Some folks believe the very act of showcasing all these salary levels has created a one-stop shopping event for managers and employees around Ontario in the public sector. A perusal of the list lets people see any salary levels of their counterparts if those folks top the $100,000 threshold.

In short, they can use the list to petition for a wage increase of their own.

“A skilled negotiator will make very good use of that information and will put upward pressure on salaries and total compensation packages as opposed to downward pressure,” said Finn Poschmann, vice-president of research at the C.D. Howe Institute in a 2014 CBC article.

Ahh, the lovely disconnect between civil service and the private sector. Not only are members of the gold-plated pension brigade (as is the case with many, many members of the province-wide Sunshine List) unfazed by being paid such largesse by we, the taxpayers, they are now looking at ways to pad those numbers.

As for folks who think the list should be scrapped because $100,000 is an antiquated figure, we don’t agree. It’s true in the near future the list of provincial government and supported agency employees who make more than $100,000 may read like a phone book, but when have we determined $100,000 a year in salary and taxable benefits is no longer A LOT of money for one person to make in a year?
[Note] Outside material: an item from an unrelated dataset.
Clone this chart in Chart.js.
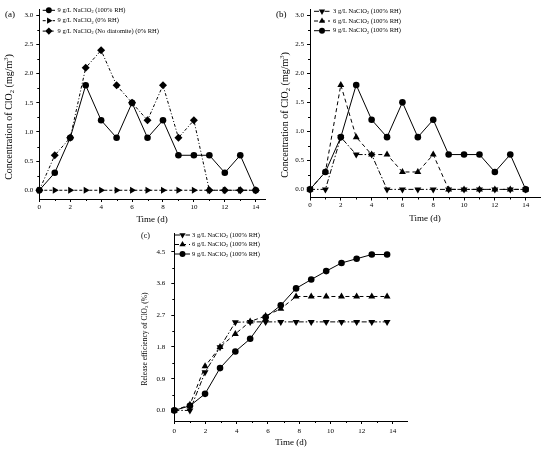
<!DOCTYPE html>
<html>
<head>
<meta charset="utf-8">
<script src="https://cdn.jsdelivr.net/npm/chart.js@4.4.0/dist/chart.umd.min.js"></script>
<style>
  html, body { margin: 0; padding: 0; background: #fff; }
  #wrap { position: relative; width: 550px; height: 457px; }
  #wrap canvas { position: absolute; left: 0; top: 0; }
</style>
</head>
<body>
<div id="wrap">
  <canvas id="chartA" width="550" height="457"></canvas>
  <canvas id="chartB" width="550" height="457"></canvas>
  <canvas id="chartC" width="550" height="457"></canvas>
</div>
<script>
// time axis (days) and tick values
const days = [0, 1, 2, 3, 4, 5, 6, 7, 8, 9, 10, 11, 12, 13, 14];
const daysC = [0, 1, 1.97, 2.93, 3.91, 4.86, 5.85, 6.82, 7.8, 8.77, 9.73, 10.71, 11.68, 12.65, 13.63];
const dayTicks = [0, 2, 4, 6, 8, 10, 12, 14];
const concTicks = [0, 0.5, 1, 1.5, 2, 2.5, 3];
const effTicks = [0, 0.9, 1.8, 2.7, 3.6, 4.5];

// legend labels (_x = subscript, ^x = superscript)
const labelsA = ['9 g/L NaClO_2 (100% RH)', '9 g/L NaClO_2 (0% RH)', '9 g/L NaClO_2 (No diatomite) (0% RH)'];
const labelsBC = ['3 g/L NaClO_2 (100% RH)', '6 g/L NaClO_2 (100% RH)', '9 g/L NaClO_2 (100% RH)'];

// (a) concentration, mg/m3
const conc9Wet = [0, 0.3, 0.9, 1.8, 1.2, 0.9, 1.5, 0.9, 1.2, 0.6, 0.6, 0.6, 0.3, 0.6, 0];
const conc9Dry = [0, 0, 0, 0, 0, 0, 0, 0, 0, 0, 0, 0, 0, 0, 0];
const conc9NoDiatomite = [0, 0.6, 0.9, 2.1, 2.4, 1.8, 1.5, 1.2, 1.8, 0.9, 1.2, 0, 0, 0, 0];

// (b) concentration, mg/m3
const conc3Wet = [0, 0, 0.9, 0.6, 0.6, 0, 0, 0, 0, 0, 0, 0, 0, 0, 0];
const conc6Wet = [0, 0.3, 1.8, 0.9, 0.6, 0.6, 0.3, 0.3, 0.6, 0, 0, 0, 0, 0, 0];

// (c) release efficiency, %
const eff3 = [0, 0, 1.08, 1.79, 2.5, 2.51, 2.51, 2.51, 2.51, 2.51, 2.51, 2.51, 2.51, 2.51, 2.51];
const eff6 = [0, 0.16, 1.25, 1.8, 2.17, 2.52, 2.68, 2.88, 3.23, 3.23, 3.23, 3.23, 3.23, 3.23, 3.23];
const eff9 = [0, 0.13, 0.47, 1.2, 1.67, 2.03, 2.64, 2.98, 3.46, 3.71, 3.95, 4.18, 4.3, 4.42, 4.42];

const SERIF = '"Liberation Serif", "DejaVu Serif", serif';
const Y_BOX = 30;
const X_BOX = 20;

// line + marker looks
const SOLID_CIRCLE = { pointStyle: 'circle', pointRadius: 3.3, borderDash: [] };
const RIGHT_TRI = { pointStyle: 'triangle', pointRotation: 90, pointRadius: 4, borderDash: [3, 2] };
const DIAMOND = { pointStyle: 'rectRot', pointRadius: 4, borderDash: [3, 2, 1, 2] };
const DOWN_TRI = { pointStyle: 'triangle', pointRotation: 180, pointRadius: 4, borderDash: [5, 2, 1.5, 2] };
const UP_TRI = { pointStyle: 'triangle', pointRadius: 4, borderDash: [4, 3] };

function series(label, xs, ys, look) {
  return Object.assign({
    label: label,
    data: xs.map((x, i) => ({ x: x, y: ys[i] })),
    borderColor: '#000',
    backgroundColor: '#000',
    pointBackgroundColor: '#000',
    pointBorderWidth: 0,
    borderWidth: 1,
    tension: 0,
    clip: false
  }, look);
}

// split "ClO_2 (mg/m^3)" into normal / sub / sup pieces
function splitRich(s) {
  const parts = [];
  let buf = '';
  for (let i = 0; i < s.length; i++) {
    const c = s[i];
    if ((c === '_' || c === '^') && i + 1 < s.length) {
      if (buf) parts.push({ t: buf, m: '' });
      buf = '';
      parts.push({ t: s[i + 1], m: c === '_' ? 'sub' : 'sup' });
      i++;
    } else {
      buf += c;
    }
  }
  if (buf) parts.push({ t: buf, m: '' });
  return parts;
}

function drawRich(ctx, s, x, y, size, align) {
  const parts = splitRich(s);
  const small = size * 0.65;
  let w = 0;
  parts.forEach(p => {
    ctx.font = `${p.m ? small : size}px ${SERIF}`;
    p.w = ctx.measureText(p.t).width;
    w += p.w;
  });
  let cx = align === 'center' ? x - w / 2 : x;
  ctx.textBaseline = 'middle';
  ctx.textAlign = 'left';
  parts.forEach(p => {
    ctx.font = `${p.m ? small : size}px ${SERIF}`;
    const dy = p.m === 'sub' ? size * 0.28 : (p.m === 'sup' ? -size * 0.32 : 0);
    ctx.fillText(p.t, cx, y + dy);
    cx += p.w;
  });
}

// minor ticks, panel tag, axis titles and the Origin-style legend
const decorPlugin = {
  id: 'decor',
  afterDraw(chart, args, opts) {
    const ctx = chart.ctx;
    const area = chart.chartArea;
    ctx.save();
    ctx.fillStyle = '#000';
    ctx.strokeStyle = '#000';
    ctx.lineWidth = 1;

    const xs = chart.scales.x, ys = chart.scales.y;
    for (let i = 0; i < xs.ticks.length - 1; i++) {
      const px = Math.round(xs.getPixelForValue((xs.ticks[i].value + xs.ticks[i + 1].value) / 2)) + 0.5;
      ctx.beginPath();
      ctx.moveTo(px, area.bottom);
      ctx.lineTo(px, area.bottom + 2);
      ctx.stroke();
    }
    for (let i = 0; i < ys.ticks.length - 1; i++) {
      const py = Math.round(ys.getPixelForValue((ys.ticks[i].value + ys.ticks[i + 1].value) / 2)) + 0.5;
      ctx.beginPath();
      ctx.moveTo(area.left, py);
      ctx.lineTo(area.left - 2, py);
      ctx.stroke();
    }

    drawRich(ctx, opts.tag, opts.tagX, opts.tagY, opts.tagSize, 'left');
    drawRich(ctx, 'Time (d)', (area.left + area.right) / 2, opts.xTitleY, 9, 'center');
    ctx.save();
    ctx.translate(opts.yTitleX, opts.yTitleY);
    ctx.rotate(-Math.PI / 2);
    drawRich(ctx, opts.yTitle, 0, 0, opts.yTitleSize, 'center');
    ctx.restore();

    const lg = opts.legend;
    chart.data.datasets.forEach((ds, i) => {
      const y = lg.y + i * lg.dy;
      ctx.setLineDash(ds.borderDash || []);
      ctx.beginPath();
      ctx.moveTo(lg.x0, y);
      ctx.lineTo(lg.x1, y);
      ctx.stroke();
      ctx.setLineDash([]);
      Chart.helpers.drawPoint(ctx, {
        pointStyle: ds.pointStyle,
        rotation: ds.pointRotation || 0,
        radius: ds.pointRadius * 0.9,
        borderWidth: 0
      }, (lg.x0 + lg.x1) / 2, y);
      drawRich(ctx, ds.label, lg.tx, y, 6.5, 'left');
    });
    ctx.restore();
  }
};

function makeChart(id, datasets, cfg) {
  return new Chart(document.getElementById(id), {
    type: 'line',
    data: { datasets: datasets },
    options: {
      responsive: false,
      animation: false,
      events: [],
      layout: {
        padding: {
          left: cfg.left - Y_BOX,
          top: cfg.top,
          right: 550 - cfg.right,
          bottom: 457 - cfg.bottom - X_BOX
        }
      },
      plugins: {
        legend: { display: false },
        tooltip: { enabled: false },
        decor: cfg.decor
      },
      scales: {
        x: {
          type: 'linear',
          min: 0,
          max: cfg.xMax,
          afterBuildTicks: s => { s.ticks = dayTicks.map(v => ({ value: v })); },
          afterFit: s => { s.height = X_BOX; },
          grid: { drawOnChartArea: false, tickLength: 3, color: '#000' },
          border: { display: true, color: '#000', width: 1 },
          ticks: {
            color: '#000',
            font: { family: SERIF, size: 7 },
            padding: cfg.xPad,
            autoSkip: false,
            maxRotation: 0,
            callback: v => String(v)
          }
        },
        y: {
          min: cfg.yMin,
          max: cfg.yMax,
          afterBuildTicks: s => { s.ticks = cfg.yTicks.map(v => ({ value: v })); },
          afterFit: s => { s.width = Y_BOX; },
          grid: { drawOnChartArea: false, tickLength: 3, color: '#000' },
          border: { display: true, color: '#000', width: 1 },
          ticks: {
            color: '#000',
            font: { family: SERIF, size: 7 },
            padding: cfg.yPad,
            autoSkip: false,
            callback: v => v.toFixed(1)
          }
        }
      }
    },
    plugins: [decorPlugin]
  });
}

const concTitle = 'Concentration of ClO_2 (mg/m^3)';

makeChart('chartA', [
  series(labelsA[0], days, conc9Wet, SOLID_CIRCLE),
  series(labelsA[1], days, conc9Dry, RIGHT_TRI),
  series(labelsA[2], days, conc9NoDiatomite, DIAMOND)
], {
  left: 39.3, right: 265, top: 9.5, bottom: 199,
  xMax: 14.6, yMin: -0.15, yMax: 3.1, yTicks: concTicks, xPad: 0.5, yPad: 3,
  decor: {
    tag: '(a)', tagX: 5, tagY: 15, tagSize: 9,
    xTitleY: 220, yTitle: concTitle, yTitleX: 9, yTitleY: 117, yTitleSize: 10,
    legend: { x0: 42.7, x1: 55, tx: 57.5, y: 10.3, dy: 10.4 }
  }
});

makeChart('chartB', [
  series(labelsBC[0], days, conc3Wet, DOWN_TRI),
  series(labelsBC[1], days, conc6Wet, UP_TRI),
  series(labelsBC[2], days, conc9Wet, SOLID_CIRCLE)
], {
  left: 310, right: 540, top: 9.5, bottom: 197.5,
  xMax: 14.93, yMin: -0.14, yMax: 3.1, yTicks: concTicks, xPad: 0.5, yPad: 3,
  decor: {
    tag: '(b)', tagX: 276, tagY: 15, tagSize: 9,
    xTitleY: 219, yTitle: concTitle, yTitleX: 285, yTitleY: 115, yTitleSize: 10,
    legend: { x0: 314, x1: 330, tx: 333, y: 11.3, dy: 9.7 }
  }
});

makeChart('chartC', [
  series(labelsBC[0], daysC, eff3, DOWN_TRI),
  series(labelsBC[1], daysC, eff6, UP_TRI),
  series(labelsBC[2], daysC, eff9, SOLID_CIRCLE)
], {
  left: 174.3, right: 407.7, top: 233, bottom: 421,
  xMax: 14.95, yMin: -0.3, yMax: 5.03, yTicks: effTicks, xPad: 3, yPad: 6,
  decor: {
    tag: '(c)', tagX: 141, tagY: 236, tagSize: 8,
    xTitleY: 443, yTitle: 'Release efficiency of ClO_2 (%)', yTitleX: 145, yTitleY: 339, yTitleSize: 7.5,
    legend: { x0: 175, x1: 190, tx: 192, y: 235, dy: 9.5 }
  }
});
</script>
</body>
</html>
It certainly remains a nice figure in the eyes of many in Chatham-Kent, where the average family income remains considerably lower.

4 COMMENTS

  1. Ever the grumpy old man, eh Bruce? What the list doesn’t show is how the annual rates are achieved. Police and Fire personnel are able to make big additions to their salaries with overtime and teachers can earn extra money with summer school contracts, which does skew the idea that fairy humble public employees are on big salaries. You’d get a much better idea of actual salaries if those additional tasks, and the additional hours taken to do them, were separated out. For the record neither I or my publicly employed wife appear on that list.
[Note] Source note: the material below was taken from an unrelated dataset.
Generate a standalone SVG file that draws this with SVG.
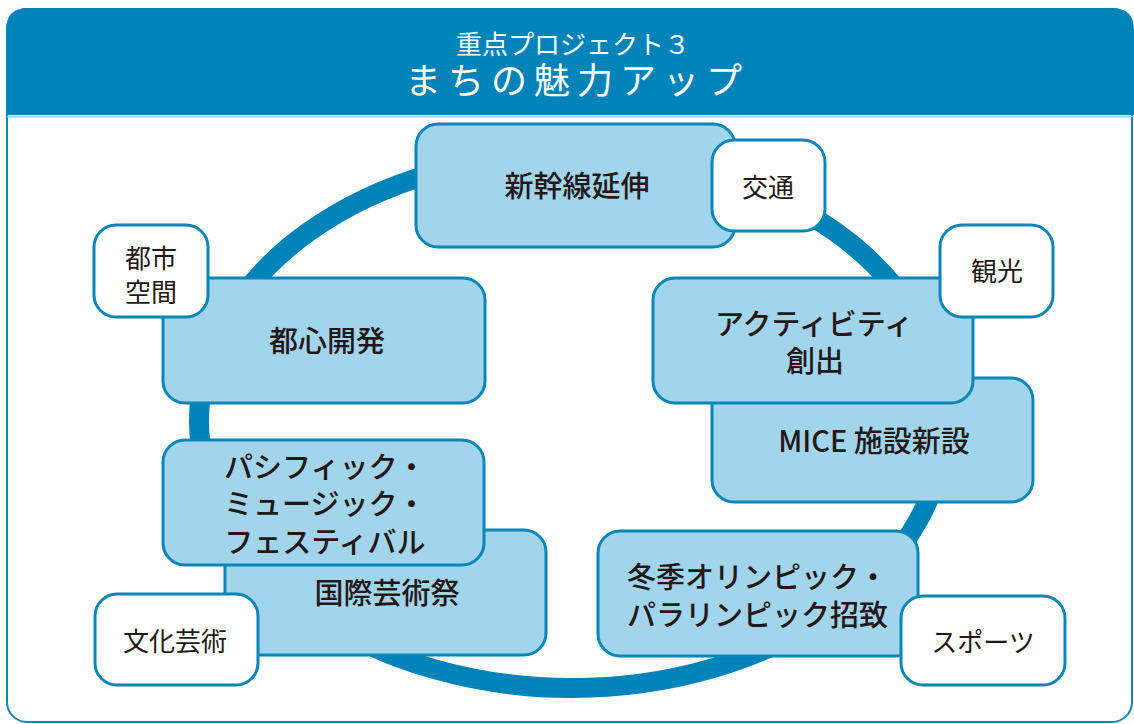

    • Good points. Steve, I realize overtime and summer school contracts naturally add to a number of the salary levels on this list. Still, they are close enough to the $100K threshold in the first place to easily top it with that extra effort. And the Public Sector Salary Disclosure website not only lacks much in the way of information, it is a horrendous place to try to gather information. Often, if you don’t know the name of a person in a particular organization, there’s no real way to find out what a person was paid. Notice we didn’t point out anyone from the OPP? The judiciary is also searched mostly on a name-only basis.
      $100K in Toronto is nothing absurd. $100K in C-K, Timmins, Peterborough, North Bay, Sault Ste. Marie, etc., is a different matter. The public sector doesn’t properly factor in cost of living for wage.